LOUISVILLE, Ky. (WDRB) -- U of L Health psychiatric and metal health nurse practitioner Aly Inclan spoke with WDRB about how to discuss the recent protests with children.
Inclan says talking about the protests and riots says with your kids is appropriate. An important thing to keep in mind when talking to kids about protests and riots is keeping the discussion age appropriate. She says older children are likely hearing more details than younger ones, and honesty is key when talking to kids.
"With younger kids, you just want to honest and simple and put words to it that they'll understand," Inclan said.
It is also important to reassure children and answer questions they may have with the same honesty and simplicity to help relieve anxiety. Inclan says to use this opportunity as a teachable moment about current events and racism.

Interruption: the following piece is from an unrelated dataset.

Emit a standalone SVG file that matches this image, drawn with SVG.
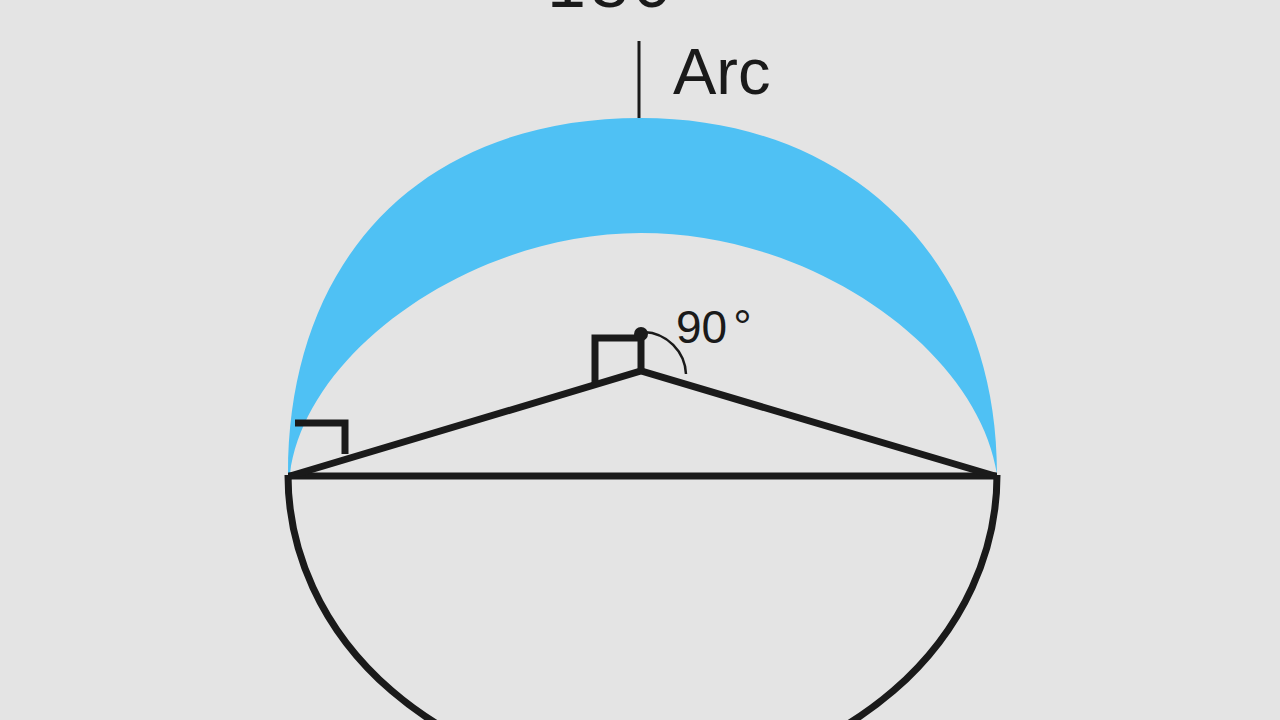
<svg xmlns="http://www.w3.org/2000/svg" width="1280" height="720" viewBox="0 0 1280 720">
<style>
.ln{fill:none;stroke:#1a1a1a;stroke-width:7;stroke-linejoin:miter;stroke-linecap:butt}
.thin{fill:none;stroke:#1a1a1a;stroke-width:3}
.txt{font-family:"Liberation Sans",Arial,sans-serif;fill:#1a1a1a}
</style>
<rect width="1280" height="720" fill="#e4e4e4"/>
<g id="arc-band">
<path d="M288,474 C288,260 420,118 641,118 C850,118 997,260 997,474 C978,352 816,233 641,233 C471,233 305,352 290,474 Z" fill="#4fc1f4"/>
</g>
<g id="lower-circle">
<path class="ln" d="M288,475 A354,305 0 0 0 997,475"/>
</g>
<g id="triangle">
<line class="ln" x1="288" y1="476" x2="997" y2="476"/>
<polyline class="ln" points="290,476 641,371 995,476"/>
</g>
<g id="right-angle-left">
<polyline class="ln" points="295,423 345,423 345,454"/>
</g>
<g id="right-angle-top">
<polyline class="ln" points="595,384 595,338 641,338"/>
<line class="ln" x1="641" y1="333" x2="641" y2="372"/>
<circle cx="641" cy="334" r="7" fill="#1a1a1a"/>
<path d="M644,332 A44,44 0 0 1 686,374" fill="none" stroke="#1a1a1a" stroke-width="2.5"/>
</g>
<g id="labels">
<text class="txt" x="547" y="7" font-size="70" letter-spacing="4">180</text>
<line class="thin" x1="639" y1="41" x2="639" y2="118"/>
<text class="txt" x="673" y="94" font-size="65">Arc</text>
<text class="txt" x="676" y="343" font-size="46">90<tspan dx="6">°</tspan></text>
</g>
</svg>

"Putting language to that enables your child to bring it up again later when they recognize it or if they have questions because they've been taught about it and so they'll know how to address it in the future," Inclan says.
How to approach discussions about racism and hate can vary depending on a child's age. She provided tips for approaching that discussion with both younger and older children.
"For a younger child, you may just explain, you know, some people don't like other people because of the color their skin or because they're different from them and this is why we think that's not okay." Inclan continues, "For older kids you can go more in depth, but you know, a lot of kids have already been exposed to some sort discrimination whether it's themselves or their friends and so, again, putting language to that helps them identify it again in the future."
Inclan also points out that kids learn different values based upon what they are taught.
"Hate is learned, racism is learned. All of those values are learned whether its explicitly through language or implicitly through your behavior," she says. "So why not address it verbally so that they're aware of it and they can bring it up again in the future when they have questions."